● Data section
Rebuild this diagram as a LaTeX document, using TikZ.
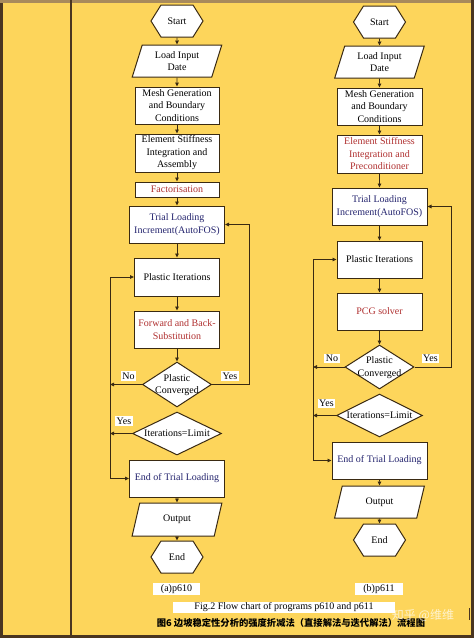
\documentclass[tikz,border=0pt]{standalone}
\usepackage{fontspec}
\setmainfont{Liberation Serif}
\newfontfamily\cjk{Noto Sans CJK SC}
\usetikzlibrary{shapes.geometric,shapes.symbols,arrows.meta}
\definecolor{bgY}{HTML}{FDD55B}
\definecolor{brd}{HTML}{4A3520}
\definecolor{topb}{HTML}{A88A5C}
\definecolor{ln}{HTML}{3A2A12}
\definecolor{navy}{HTML}{24246E}
\definecolor{rd}{HTML}{B03030}
\begin{document}
\begin{tikzpicture}[x=1pt,y=-1pt,
 every node/.style={font=\fontsize{10}{12.5}\selectfont, align=center, inner sep=1pt},
 box/.style={draw=ln, line width=1pt, fill=white, rectangle},
 hexa/.style={draw=ln, line width=1pt, fill=white, shape=signal, signal to=east and west, signal pointer angle=116, minimum width=52, minimum height=32, inner sep=0pt},
 para/.style={draw=ln, line width=1pt, fill=white, trapezium, trapezium left angle=72, trapezium right angle=108, trapezium stretches=true, minimum width=90, minimum height=32, inner sep=0pt},
 dia/.style={draw=ln, line width=1pt, fill=white, diamond, inner sep=0pt},
 arr/.style={draw=ln, line width=0.9pt, -{Triangle[length=4pt,width=3.6pt]}},
 lab/.style={fill=white, inner sep=1.5pt},
]
% background and frame
\fill[bgY] (0,0) rectangle (474,638);
\useasboundingbox (0,0) rectangle (474,638);
\fill[brd] (0,0) rectangle (2.5,638);
\fill[topb] (0,0) rectangle (474,2.5);
\fill[brd] (471,0) rectangle (474,638);
\fill[brd] (0,635) rectangle (474,638);
\fill[brd] (70,0) rectangle (72,638);
\fill[brd] (468.5,608) rectangle (469.8,620);

% ---------- left chart ----------
\node[hexa] (s1) at (177,21) {Start};
\node[para] (l1) at (177,61) {Load Input\\Date};
\node[box, minimum width=84, minimum height=37] (m1) at (177,105.5) {Mesh Generation\\and Boundary\\Conditions};
\node[box, minimum width=84, minimum height=38] (e1) at (177,153) {Element Stiffness\\Integration and\\Assembly};
\node[box, minimum width=84, minimum height=15, text=rd] (f1) at (177,189.5) {Factorisation};
\node[box, minimum width=95, minimum height=37, text=navy] (t1) at (177,224.5) {Trial Loading\\Increment(AutoFOS)};
\node[box, minimum width=85, minimum height=38] (p1) at (177,277) {Plastic Iterations};
\node[box, minimum width=85, minimum height=37, text=rd] (fb1) at (177,329.5) {Forward and Back-\\Substitution};
\node[dia, minimum width=69, minimum height=45] (c1) at (177,384.5) {};
\node (c1t) at (177,385) {Plastic\\Converged};
\node[dia, minimum width=89, minimum height=43] (i1) at (177,433.5) {};
\node (i1t) at (177,433.5) {Iterations=Limit};
\node[box, minimum width=95, minimum height=37, text=navy] (en1) at (177,478.5) {End of Trial Loading};
\node[para, minimum height=33] (o1) at (177,519.5) {Output};
\node[hexa] (x1) at (177,557) {End};

\node[lab] (no1) at (128.5,376) {No};
\node[lab] (yes1) at (230,376) {Yes};
\node[lab] (yes1b) at (124,421) {Yes};

% ---------- right chart ----------
\node[hexa] (s2) at (379.5,22) {Start};
\node[para] (l2) at (379.5,62) {Load Input\\Date};
\node[box, minimum width=85, minimum height=37] (m2) at (379.5,106.5) {Mesh Generation\\and Boundary\\Conditions};
\node[box, minimum width=85, minimum height=38, text=rd] (e2) at (379.5,154) {Element Stiffness\\Integration and\\Preconditioner};
\node[box, minimum width=95, minimum height=37, text=navy] (t2) at (379.5,206.5) {Trial Loading\\Increment(AutoFOS)};
\node[box, minimum width=85, minimum height=37] (p2) at (379.5,259.5) {Plastic Iterations};
\node[box, minimum width=85, minimum height=37, text=rd] (pcg) at (379.5,311.5) {PCG solver};
\node[dia, minimum width=69, minimum height=44] (c2) at (379.5,367) {};
\node (c2t) at (379.5,367.5) {Plastic\\Converged};
\node[dia, minimum width=86, minimum height=43] (i2) at (379.5,415.5) {};
\node (i2t) at (379.5,415.5) {Iterations=Limit};
\node[box, minimum width=95, minimum height=37, text=navy] (en2) at (379.5,460.5) {End of Trial Loading};
\node[para] (o2) at (379.5,502) {Output};
\node[hexa] (x2) at (379.5,540) {End};

\node[lab] (no2) at (332,358.5) {No};
\node[lab] (yes2) at (430.5,358.5) {Yes};
\node[lab] (yes2b) at (326.5,403.5) {Yes};

% ---------- captions ----------
\node[lab, minimum width=47] (cap1) at (176.5,589) {(a)p610};
\node[lab, minimum width=48] (cap2) at (379,589) {(b)p611};
\node[lab, minimum width=222, inner ysep=0.5pt] (fig) at (284,607.5) {Fig.2 Flow chart of programs p610 and p611};
\node[font=\cjk\bfseries\fontsize{9.3}{11}\selectfont] (zh) at (291,623) {图6 边坡稳定性分析的强度折减法（直接解法与迭代解法）流程图};
\node[text=white, opacity=0.7, font=\cjk\fontsize{12}{14}\selectfont] (wm) at (423,615) {知乎 @维维};

% ---------- connectors ----------
\foreach \a/\b in {s1/l1,l1/m1,m1/e1,e1/f1,f1/t1,t1/p1,p1/fb1,fb1/c1,en1/o1,o1/x1,
                   s2/l2,l2/m2,m2/e2,e2/t2,t2/p2,p2/pcg,pcg/c2,en2/o2,o2/x2}
  \draw[arr] (\a.south) -- (\b.north);

\coordinate (L1) at (110,0);
\coordinate (R1) at (249,0);
\draw[arr] (c1.west) -- (c1.west -| L1);
\draw[arr] (i1.west) -- (i1.west -| L1);
\draw[arr] (en1.west -| L1) -- (p1.west -| L1) -- (p1.west);
\draw[arr] (c1.west -| L1) -- (en1.west -| L1) -- (en1.west);
\draw[arr] (c1.east) -- (c1.east -| R1) -- (t1.east -| R1) -- (t1.east);

\coordinate (L2) at (313,0);
\coordinate (R2) at (451,0);
\draw[arr] (c2.west) -- (c2.west -| L2);
\draw[arr] (i2.west) -- (i2.west -| L2);
\draw[arr] (en2.west -| L2) -- (p2.west -| L2) -- (p2.west);
\draw[arr] (c2.west -| L2) -- (en2.west -| L2) -- (en2.west);
\draw[arr] (c2.east) -- (c2.east -| R2) -- (t2.east -| R2) -- (t2.east);
\end{tikzpicture}
\end{document}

● Exercise details
Restate, line by line and word for word, everything from the top of the material through the line that contains "(468.5,608) rectangle (469.8,620);". Leave pictures out.

● Written solution
Rebuild this diagram as a LaTeX document, using TikZ.
\documentclass[tikz,border=0pt]{standalone}
\usepackage{fontspec}
\setmainfont{Liberation Serif}
\newfontfamily\cjk{Noto Sans CJK SC}
\usetikzlibrary{shapes.geometric,shapes.symbols,arrows.meta}
\definecolor{bgY}{HTML}{FDD55B}
\definecolor{brd}{HTML}{4A3520}
\definecolor{topb}{HTML}{A88A5C}
\definecolor{ln}{HTML}{3A2A12}
\definecolor{navy}{HTML}{24246E}
\definecolor{rd}{HTML}{B03030}
\begin{document}
\begin{tikzpicture}[x=1pt,y=-1pt,
 every node/.style={font=\fontsize{10}{12.5}\selectfont, align=center, inner sep=1pt},
 box/.style={draw=ln, line width=1pt, fill=white, rectangle},
 hexa/.style={draw=ln, line width=1pt, fill=white, shape=signal, signal to=east and west, signal pointer angle=116, minimum width=52, minimum height=32, inner sep=0pt},
 para/.style={draw=ln, line width=1pt, fill=white, trapezium, trapezium left angle=72, trapezium right angle=108, trapezium stretches=true, minimum width=90, minimum height=32, inner sep=0pt},
 dia/.style={draw=ln, line width=1pt, fill=white, diamond, inner sep=0pt},
 arr/.style={draw=ln, line width=0.9pt, -{Triangle[length=4pt,width=3.6pt]}},
 lab/.style={fill=white, inner sep=1.5pt},
]
% background and frame
\fill[bgY] (0,0) rectangle (474,638);
\useasboundingbox (0,0) rectangle (474,638);
\fill[brd] (0,0) rectangle (2.5,638);
\fill[topb] (0,0) rectangle (474,2.5);
\fill[brd] (471,0) rectangle (474,638);
\fill[brd] (0,635) rectangle (474,638);
\fill[brd] (70,0) rectangle (72,638);
\fill[brd] (468.5,608) rectangle (469.8,620);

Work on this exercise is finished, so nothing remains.